Rocky Mountain Section - 64th Annual Meeting (9–11 May 2012)

Paper No. 10
Presentation Time: 4:15 PM

DEEP GROUNDWATER FLOW FROM THE SOUTHEASTERN COLORADO PLATEAU TO THE ALBUQUERQUE BASIN, NEW MEXICO


MELIS, Erwin A.1, JONES, Mike1, PEERY, Roger L.1 and CONNELL, Sean D.2, (1)John Shomaker & Associates, Inc, 2611 Broadbent Parkway NE, Albuquerque, NM 87107, (2)New Mexico Bureau of Geology and Mineral Resources, New Mexico Institute of Mining and Technology, 2808 Central Ave. SE, Albuquerque, NM 87106, emelis@shomaker.com

A numerical groundwater-flow model across the southeastern Colorado Plateau (CP) and the Albuquerque basin (AB) was developed to assess the effects of pumping from deep bedrock-aquifers on the AB and on Rio Grande surface flow. The transition between the AB and CP, referred to as the Rio Puerco fault zone and Laguna bench, remains poorly mapped. Six deep bedrock wells (out of 576 sites listed in “notices of intention” filed with the New Mexico Office of the State Engineer) have been completed so far. Eighty percent of the remaining notices of intention involve well sites within the transition zone, where the six wells have been completed more than 2,500 ft below ground surface.

To build a representative model of the CP–AB transition, we relied on existing USGS studies characterizing the San Andres–Glorieta aquifer, built cross sections, and categorized geochemical data for springs in order to develop a conceptual hydrogeological model of groundwater flow into the AB. Pre-Cenozoic aquifer units that crop out in the CP form the deep aquifer units in the AB. Cross-sections were built using stratigraphic sections, formation tops from oil and gas wells, and a revised structure-contour map of the base of the Dakota Sandstone. Along-strike and down-fault cross sections illustrating footwall-to-hanging-wall stratigraphic juxtapositions across major basin-margin faults show fault-bounding relay ramps that may have small but potentially transmissive windows where bedrock aquifer flow could be transferred to synrift deposits of the AB. Our conceptual model postulates that groundwater flow may be strongly controlled by geologic structures along the CP–AB transition. Groundwater flow may preferentially move along structural relay ramps and across west-stepping, east-down, basin-bounding normal faults into poorly consolidated deposits of the Santa Fe Group, which constitutes the regional aquifer system for the Albuquerque Basin.
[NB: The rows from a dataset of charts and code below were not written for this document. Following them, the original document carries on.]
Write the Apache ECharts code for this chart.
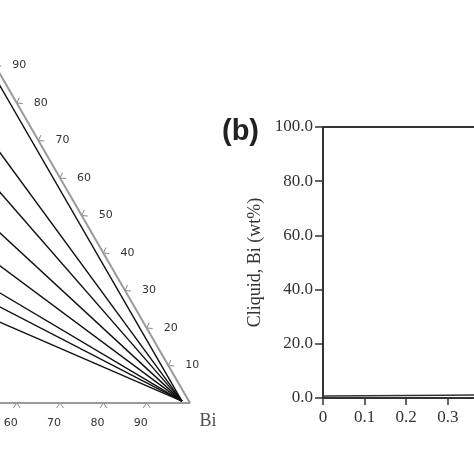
<!DOCTYPE html>
<html>
<head>
<meta charset="utf-8">
<script src="https://cdn.jsdelivr.net/npm/echarts@6/dist/echarts.min.js"></script>
<style>
  html, body { margin: 0; padding: 0; background: #fff; }
  #chart { width: 474px; height: 474px; }
</style>
</head>
<body>
<div id="chart"></div>
<script>
// (a) ternary diagram, compositions as [Bi wt%, top component wt%]
const biTicks = [10, 20, 30, 40, 50, 60, 70, 80, 90];
const topTicks = [10, 20, 30, 40, 50, 60, 70, 80, 90];
const liquidPoint = [97.9, 0.5];
// far ends of the tie-lines where they leave the picture
const tieEnds = [
  [1.6, 96.8],
  [18.7, 70.3],
  [24.1, 59.3],
  [29.9, 47.8],
  [34.6, 38.5],
  [38.4, 30.9],
  [40.3, 27.0],
  [42.4, 22.7]
];
const corners = [[0, 100], [100, 0], [0, 0]];

// (b) liquid composition vs x
const xValues = [0, 0.1, 0.2, 0.3, 0.4, 0.5, 0.6];
const cLiquidBi = [0.7, 0.8, 0.9, 1.0, 1.1, 1.2, 1.3];

// ternary -> cartesian
function tern(c) {
  return [c[0] + c[1] / 2, c[1] * Math.sqrt(3) / 2];
}

const chartDom = document.getElementById('chart');
const myChart = echarts.init(chartDom);

const tieSeries = tieEnds.map(function (end) {
  return {
    type: 'line',
    xAxisIndex: 0,
    yAxisIndex: 0,
    data: [tern(liquidPoint), tern(end)],
    showSymbol: false,
    silent: true,
    lineStyle: { color: '#111', width: 1.4 }
  };
});

// tick items: [edge, value]  edge 0 = bottom (Bi), 1 = right edge (top component)
const tickItems = biTicks.map(v => [0, v]).concat(topTicks.map(v => [1, v]));

function renderTick(params, api) {
  const edge = api.value(0);
  const v = api.value(1);
  const comp = edge === 0 ? [v, 0] : [100 - v, v];
  const p = api.coord(tern(comp));
  const n = edge === 0 ? [0, 1] : [0.866, -0.5];
  const L = 6, a = 35 * Math.PI / 180;
  function rot(t) {
    return [n[0] * Math.cos(t) - n[1] * Math.sin(t), n[0] * Math.sin(t) + n[1] * Math.cos(t)];
  }
  const r1 = rot(a), r2 = rot(-a);
  const lx = edge === 0 ? p[0] - 6 : p[0] + 24;
  const ly = edge === 0 ? p[1] + 20 : p[1];
  return {
    type: 'group',
    children: [
      {
        type: 'polyline',
        shape: { points: [[p[0] + r1[0] * L, p[1] + r1[1] * L], p, [p[0] + r2[0] * L, p[1] + r2[1] * L]] },
        style: { stroke: '#888', lineWidth: 1, fill: null }
      },
      {
        type: 'text',
        style: {
          x: lx, y: ly, text: String(v),
          align: 'center', verticalAlign: 'middle',
          font: '11px "DejaVu Sans"', fill: '#333'
        }
      }
    ]
  };
}

const option = {
  animation: false,
  title: {
    text: '(b)',
    left: 217,
    top: 112,
    textStyle: { fontFamily: 'Liberation Sans', fontWeight: 'bold', fontSize: 29, color: '#222' }
  },
  grid: [
    { left: 0, top: 0, width: 240, height: 474, outerBoundsMode: 'none' },
    {
      left: 323, top: 127, width: 249.6, height: 271, outerBoundsMode: 'none',
      show: true, borderColor: '#333', borderWidth: 2
    }
  ],
  xAxis: [
    { gridIndex: 0, type: 'value', min: 56.12, max: 111.55, show: false },
    {
      gridIndex: 1, type: 'value', min: 0, max: 0.6, interval: 0.1,
      axisLine: { lineStyle: { color: '#333', width: 2 } },
      axisTick: { length: 7, lineStyle: { color: '#333', width: 1.5 } },
      axisLabel: {
        margin: 11, color: '#333', fontFamily: 'Liberation Serif', fontSize: 17,
        formatter: v => (v === 0 ? '0' : v.toFixed(1))
      },
      splitLine: { show: false }
    }
  ],
  yAxis: [
    { gridIndex: 0, type: 'value', min: -16.4, max: 93.07, show: false },
    {
      gridIndex: 1, type: 'value', min: 0, max: 100, interval: 20,
      name: 'Cliquid, Bi (wt%)',
      nameLocation: 'middle',
      nameGap: 58,
      nameRotate: 90,
      nameTextStyle: { fontFamily: 'Liberation Serif', fontSize: 18, color: '#333' },
      axisLine: { lineStyle: { color: '#333', width: 2 } },
      axisTick: { length: 8, lineStyle: { color: '#333', width: 1.5 } },
      axisLabel: {
        margin: 10, color: '#333', fontFamily: 'Liberation Serif', fontSize: 17,
        formatter: v => v.toFixed(1)
      },
      splitLine: { show: false }
    }
  ],
  series: [
    {
      type: 'line',
      xAxisIndex: 0,
      yAxisIndex: 0,
      data: corners.map(tern),
      showSymbol: false,
      silent: true,
      lineStyle: { color: '#9a9a9a', width: 2 }
    }
  ].concat(tieSeries).concat([
    {
      type: 'custom',
      xAxisIndex: 0,
      yAxisIndex: 0,
      data: tickItems,
      renderItem: renderTick,
      silent: true
    },
    {
      type: 'scatter',
      xAxisIndex: 0,
      yAxisIndex: 0,
      data: [tern([100, 0])],
      symbolSize: 0,
      silent: true,
      label: {
        show: true,
        formatter: 'Bi',
        position: [18, 18],
        align: 'center',
        verticalAlign: 'middle',
        fontFamily: 'Liberation Serif',
        fontSize: 18,
        color: '#222'
      }
    },
    {
      type: 'line',
      xAxisIndex: 1,
      yAxisIndex: 1,
      data: xValues.map((x, i) => [x, cLiquidBi[i]]),
      showSymbol: false,
      lineStyle: { color: '#333', width: 1.5 }
    }
  ])
};

option && myChart.setOption(option);
</script>
</body>
</html>
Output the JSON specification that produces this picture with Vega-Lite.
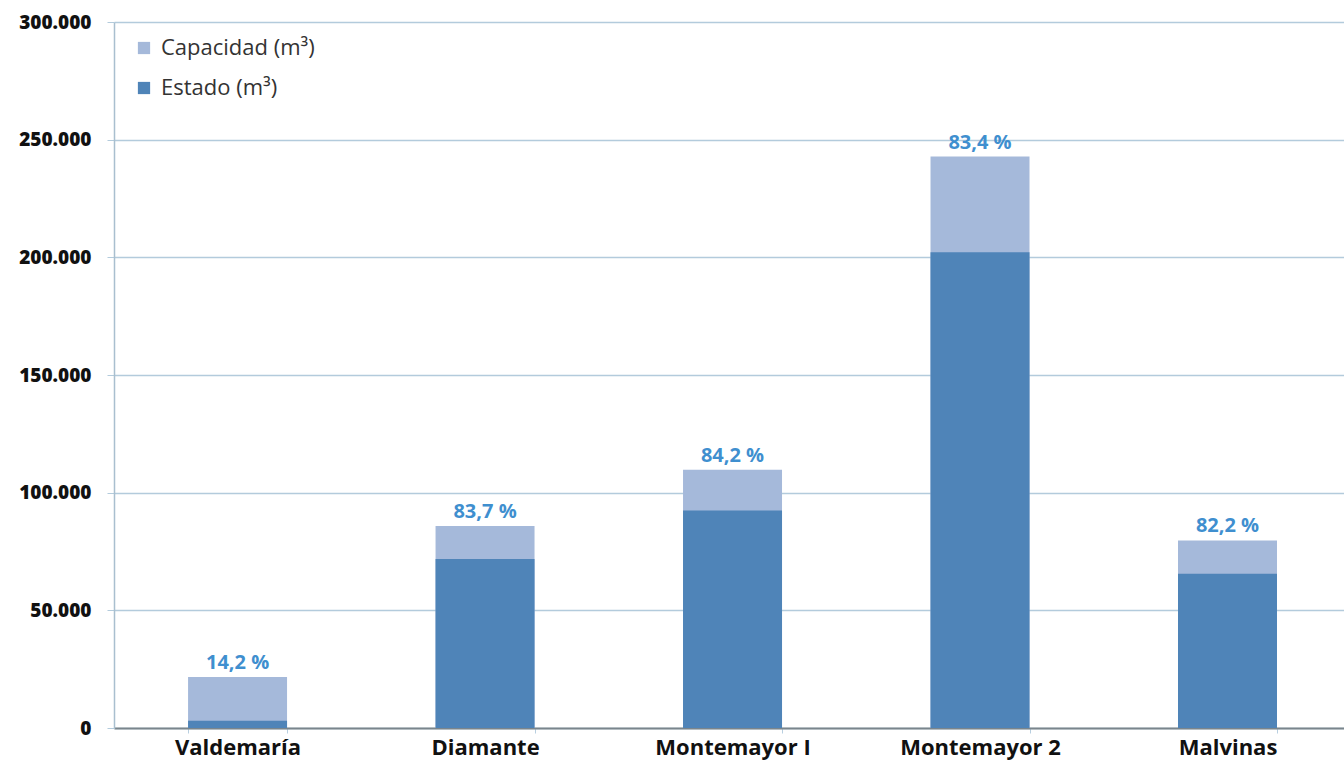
{
  "$schema": "https://vega.github.io/schema/vega-lite/v6.json",
  "autosize": {"type": "none"},
  "padding": {"left": 114, "top": 22, "right": 0, "bottom": 33},
  "width": 1230,
  "height": 706,
  "background": "white",
  "config": {
    "font": "Open Sans",
    "view": {"stroke": null}
  },
  "data": {
    "values": [
      {"embalse": "Valdemaría", "capacidad": 21700, "estado": 3100, "pct": "14,2 %"},
      {"embalse": "Diamante", "capacidad": 85800, "estado": 71800, "pct": "83,7 %"},
      {"embalse": "Montemayor I", "capacidad": 109700, "estado": 92400, "pct": "84,2 %"},
      {"embalse": "Montemayor 2", "capacidad": 242800, "estado": 202200, "pct": "83,4 %"},
      {"embalse": "Malvinas", "capacidad": 79700, "estado": 65500, "pct": "82,2 %"}
    ]
  },
  "encoding": {
    "x": {
      "field": "embalse",
      "type": "nominal",
      "sort": null,
      "scale": {"paddingInner": 0.6, "paddingOuter": 0.285, "align": 0.525},
      "axis": {
        "title": null,
        "labelAngle": 0,
        "labelFont": "Open Sans",
        "labelFontWeight": "bold",
        "labelFontSize": 22,
        "labelColor": "#111111",
        "labelPadding": 4,
        "tickBand": "extent",
        "tickSize": 5,
        "tickColor": "#b8cfe0",
        "domainColor": "#7a858c",
        "domainWidth": 2,
        "grid": false
      }
    }
  },
  "layer": [
    {
      "mark": {"type": "bar"},
      "encoding": {
        "y": {
          "field": "capacidad",
          "type": "quantitative",
          "scale": {"domain": [0, 300000]},
          "axis": {
            "title": null,
            "values": [0, 50000, 100000, 150000, 200000, 250000, 300000],
            "labelExpr": "replace(format(datum.value, ',d'), /,/g, '.')",
            "labelFont": "Open Sans",
            "labelFontWeight": 800,
            "labelFontSize": 19,
            "labelColor": "#111111",
            "labelPadding": 16,
            "tickSize": 7,
            "tickColor": "#b3cbdc",
            "domainColor": "#a9bfcf",
            "domainWidth": 1.5,
            "grid": true,
            "gridColor": "#b3cbdc",
            "gridWidth": 1.5
          }
        },
        "color": {
          "datum": "Capacidad (m³)",
          "type": "nominal",
          "scale": {"domain": ["Capacidad (m³)", "Estado (m³)"], "range": ["#a5b9da", "#4f84b8"]},
          "legend": {
            "title": null,
            "orient": "none",
            "legendX": 19,
            "legendY": 15,
            "symbolType": "square",
            "symbolSize": 150,
            "symbolStrokeWidth": 0,
            "labelFont": "Open Sans",
            "labelFontSize": 22,
            "labelColor": "#333333",
            "rowPadding": 18,
            "labelOffset": 6
          }
        }
      }
    },
    {
      "mark": {"type": "bar"},
      "encoding": {
        "y": {"field": "estado", "type": "quantitative"},
        "color": {"datum": "Estado (m³)", "type": "nominal"}
      }
    },
    {
      "mark": {"type": "text", "dy": -8, "baseline": "alphabetic", "fontWeight": "bold", "fontSize": 20, "color": "#3f8fcf", "font": "Open Sans"},
      "encoding": {
        "y": {"field": "capacidad", "type": "quantitative"},
        "text": {"field": "pct", "type": "nominal"}
      }
    }
  ]
}
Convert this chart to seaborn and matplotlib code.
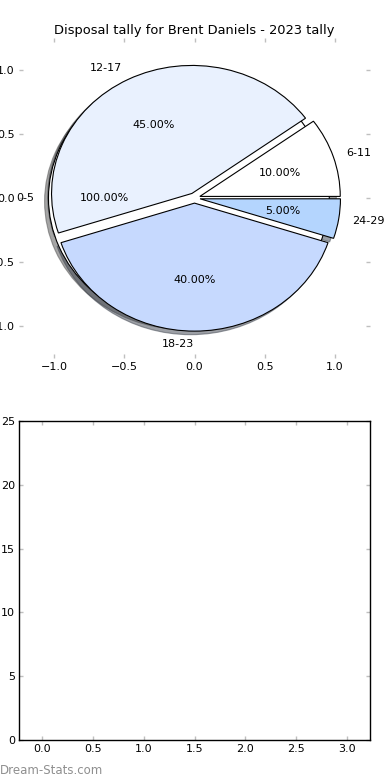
import matplotlib
matplotlib.use("Agg")
import matplotlib.pyplot as plt
import seaborn as sns

# ---- data ----
title = "Disposal tally for Brent Daniels - 2023 tally"
base_label = ["0-5"]
base_frac = [1.0]
bin_labels = ["6-11", "12-17", "18-23", "24-29"]
bin_fracs = [0.10, 0.45, 0.40, 0.05]
bin_colors = ["#ffffff", "#e9f1fe", "#c6d9fe", "#b4d5fe"]
base_color = ["#ffffff"]
pie_ticks = [-1.0, -0.5, 0.0, 0.5, 1.0]
bar_xticks = [0.0, 0.5, 1.0, 1.5, 2.0, 2.5, 3.0]
bar_yticks = [0, 5, 10, 15, 20, 25]
watermark = "Dream-Stats.com"

sns.set_style("white")
plt.rcParams["font.family"] = ["DejaVu Sans"]
plt.rcParams["font.size"] = 8
plt.rcParams["text.color"] = "black"

fig = plt.figure(figsize=(3.9, 7.8), dpi=100)
W, H = 390.0, 780.0
ax1 = fig.add_axes([19.0 / W, (H - 358) / H, 351.0 / W, 320 / H])
ax2 = fig.add_axes([19.0 / W, (H - 740) / H, 351.0 / W, 319 / H])

EXP = 0.04
wp = dict(edgecolor="black", linewidth=0.8)
tp = dict(fontsize=8, color="black")
w0, t0, a0 = ax1.pie(base_frac, explode=[EXP], labels=base_label,
                     colors=base_color, autopct="%1.2f%%", shadow=True,
                     startangle=0, normalize=False, wedgeprops=wp,
                     textprops=tp)
w1, t1, a1 = ax1.pie(bin_fracs, explode=[EXP] * len(bin_fracs),
                     labels=bin_labels, colors=bin_colors, autopct="%1.2f%%",
                     shadow=True, startangle=0, normalize=False,
                     wedgeprops=wp, textprops=tp)
# bottom label sits just left of centre, right-aligned as in the reference
t1[2].set_ha("right")

ax1.set_aspect("auto")
ax1.set_xlim(-1.25, 1.25)
ax1.set_ylim(-1.25, 1.25)
ax1.set_xticks(pie_ticks)
ax1.set_yticks(pie_ticks)
ax1.set_frame_on(False)
ax1.set_title(title, fontsize=9.4, pad=3, color="black")

ax2.set_xlim(-0.225, 3.225)
ax2.set_ylim(0, 25)
ax2.set_xticks(bar_xticks)
ax2.set_yticks(bar_yticks)
for s in ax2.spines.values():
    s.set_color("black")
    s.set_linewidth(1.0)
    s.set_visible(True)

for ax in (ax1, ax2):
    ax.tick_params(direction="in", length=3, width=1, color="#bfbfbf",
                   labelsize=8, labelcolor="black", pad=3,
                   top=True, right=True, bottom=True, left=True)

fig.text(0.0, (H - 770) / H, watermark, fontsize=8.5, color="#8f8f8f",
         ha="left", va="center")

fig.savefig("out.png", dpi=100)
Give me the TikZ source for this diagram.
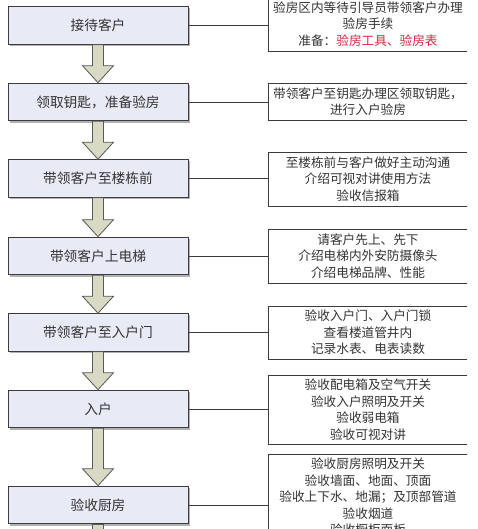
\documentclass[tikz,border=0pt]{standalone}
\usepackage{fontspec}
\setmainfont{Noto Sans CJK SC}
\usetikzlibrary{shadows,calc}

\definecolor{stepfill}{RGB}{232,234,246}
\definecolor{arrowfill}{RGB}{216,218,196}
\definecolor{edgegray}{RGB}{60,60,60}
\definecolor{notered}{RGB}{222,40,62}

\tikzset{
  stepbox/.style={draw=edgegray, fill=stepfill, minimum width=5.4cm, minimum height=1.13cm,
    inner sep=0pt, font=\fontsize{11.7}{14}\selectfont, text=black!80,
    drop shadow={shadow xshift=0.05cm, shadow yshift=-0.05cm, fill=black!30, opacity=1}},
  notebox/.style={draw=edgegray, fill=white, minimum width=6cm, inner sep=0pt, align=center,
    font=\fontsize{10.8}{14.1}\selectfont, text=black!80},
  flowarrow/.style={draw=black!65, fill=arrowfill, line width=0.7pt},
  link/.style={draw=edgegray, line width=0.8pt}
}

\begin{document}
\begin{tikzpicture}[x=0.03cm, y=-0.03cm, line width=0.8pt]
  \useasboundingbox (0,0) rectangle (478,529);
  \clip (0,0) rectangle (467,529);
  % steps
  \node[stepbox] (k1) at (98,25.5) {接待客户};
  \node[stepbox] (k2) at (98,102) {领取钥匙，准备验房};
  \node[stepbox] (k3) at (98,178.5) {带领客户至楼栋前};
  \node[stepbox] (k4) at (98,256) {带领客户上电梯};
  \node[stepbox] (k5) at (98,332.5) {带领客户至入户门};
  \node[stepbox] (k6) at (98,409) {入户};
  \node[stepbox] (k7) at (98,505) {验收厨房};
  % notes
  \node[notebox, minimum height=1.62cm] (r1) at (368,24)
    {验房区内等待引导员带领客户办理\\验房手续\\准备：\textcolor{notered}{验房工具、验房表}};
  \node[notebox, minimum height=1.11cm] (r2) at (368,101.5)
    {带领客户至钥匙办理区领取钥匙，\\进行入户验房};
  \node[notebox, minimum height=1.62cm] (r3) at (368,179)
    {至楼栋前与客户做好主动沟通\\介绍可视对讲使用方法\\验收信报箱};
  \node[notebox, minimum height=1.62cm] (r4) at (368,256)
    {请客户先上、先下\\介绍电梯内外安防摄像头\\介绍电梯品牌、性能};
  \node[notebox, minimum height=1.59cm] (r5) at (368,332.5)
    {验收入户门、入户门锁\\查看楼道管井内\\记录水表、电表读数};
  \node[notebox, minimum height=2.07cm] (r6) at (368,409.5)
    {验收配电箱及空气开关\\验收入户照明及开关\\验收弱电箱\\验收可视对讲};
  \node[notebox, minimum height=2.58cm] (r7) at (368,497)
    {验收厨房照明及开关\\验收墙面、地面、顶面\\验收上下水、地漏；及顶部管道\\验收烟道\\验收橱柜面板};
  % arrows between steps
  \foreach \a/\b in {k1/k2,k2/k3,k3/k4,k4/k5,k5/k6,k6/k7}
    \draw[flowarrow] ($(\a.south)+(-5.5,0)$) -- ($(\b.north)+(-5.5,-17)$)
      -- ($(\b.north)+(-15.5,-17)$) -- (\b.north) -- ($(\b.north)+(15.5,-17)$)
      -- ($(\b.north)+(5.5,-17)$) -- ($(\a.south)+(5.5,0)$) -- cycle;
  \draw[flowarrow] ($(k7.south)+(-5.5,0)$) -- ($(k7.south)+(-5.5,20)$)
    -- ($(k7.south)+(5.5,20)$) -- ($(k7.south)+(5.5,0)$) -- cycle;
  % links to notes
  \foreach \i in {1,...,7}
    \draw[link] (k\i.east) -- (k\i.east -| r\i.west);
\end{tikzpicture}
\end{document}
Initial results from the numerical model suggest that groundwater flows from the Zuni Uplift to the AB, primarily along the Rio San Jose corridor, and abundant saline springs along the western flank of the Lucero Uplift may be structurally controlled. Model limitations include sparse groundwater elevation, surface-flow, and aquifer pumping-and-response data.